Redebeitrag im Rahmen der Gedenkfeier für die Lechleiter-Gruppe am 15.9.2017

Liebe Freund*innen, Genoss*innen und Interessierte der heutigen Gedenkveranstaltung,

traditionell versammeln wir uns Jahr für Jahr am Georg-Lechleiter-Platz, um den von den Nazis ermordeten Genossinnen und Genossen zu gedenken.

Als Fachschaft des Jugendzentrum „Friedrich Dürr“ freuen wir uns darüber, ein Grußwort sprechen zu dürfen. Der Name „Friedrich Dürr“ verpflichtet uns zur aktiven Auseinandersetzung mit unserer Geschichte. Er war, wie die Mitglieder der Lechleiter-Gruppe und andere Antifaschist*innen dieser dunklen Zeit, ein leuchtendes Vorbild im Widerstand gegen den alltäglichen Terror des Nationalsozialismus. So schwer für uns die Bedingungen dieser Kämpfe auch nachzuvollziehen sind, eines steht fest: Der Mannheimer Arbeiterwiderstand vertrat einen konsequenten Antifaschismus aus tiefster Überzeugung trotz widrigster Bedingungen. Verboten, Bespitzelungen, Einschüchterungen, Denunziationen und später Folter und Hinrichtungen zum trotz brachten sie ihre Zeitungen heraus und planten weiter Aktionen gegen den Faschismus, dessen Gefahr sie schon früh erkannt hatten. Der Mut der Männer und Frauen beeindruckt uns heute und widerlegt und widerlegt die Ausrede einer ganzen Generation, „man habe ja nichts tun können“ oder alternativ „man habe ja von nichts gewusst“.

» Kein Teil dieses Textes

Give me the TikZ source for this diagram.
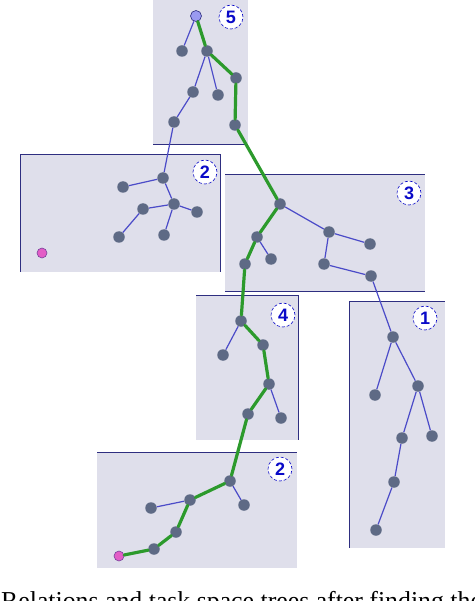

Die Perspektive der Antifaschist*innen war schon in der Zeit der Weimarer Republik auf eine fundamentale gesellschaftliche Umwälzung, hin zu einer befreiten Gesellschaft gerichtet. Sozialdemokrat*innen, Sozialist*innen, Kommunist*innen, Anarchist*innen und andere schlossen sich zusammen und auch wenn sie in vielen Fragen der Gesellschaftskritik unterschiedliche Auffassungen hatten, so war der gemeinsame Kampf gegen Faschismus, Rassismus, Antisemitismus, Kriegsvorbereitungen, Ausbeutung der Arbeiterklasse und Unterdrückung der politischen Gegner*innen das verbindende Element. An vielen anderen Orten hatte es nicht geklappt und die Spaltung der Nazi-Gegnerschaft führte zu einer Schwächung des Widerstands. Die Faschist*innen lachten sich in Fäustchen, wenn sie ihre zerstrittenen Feinde sahen. Daraus müssen wir lernen und wir haben gelernt. In Mannheim stehen wir heute gemeinsam gegen Nazis und andere Rassist*innen. Wir haben uns im Bündnis „Mannheim gegen Rechts“ zusammen geschlossen. Wir respektieren unsere politischen Unterschiede und Aktionsformen und orientieren uns am gemeinsamen Ziel: Die Propaganda der Rechten verhindern, stören und entlarven und für eine offene und solidarische Gesellschaft einstehen – in Akzeptanz unserer jeweils unterschiedlichen Vorstellungen davon.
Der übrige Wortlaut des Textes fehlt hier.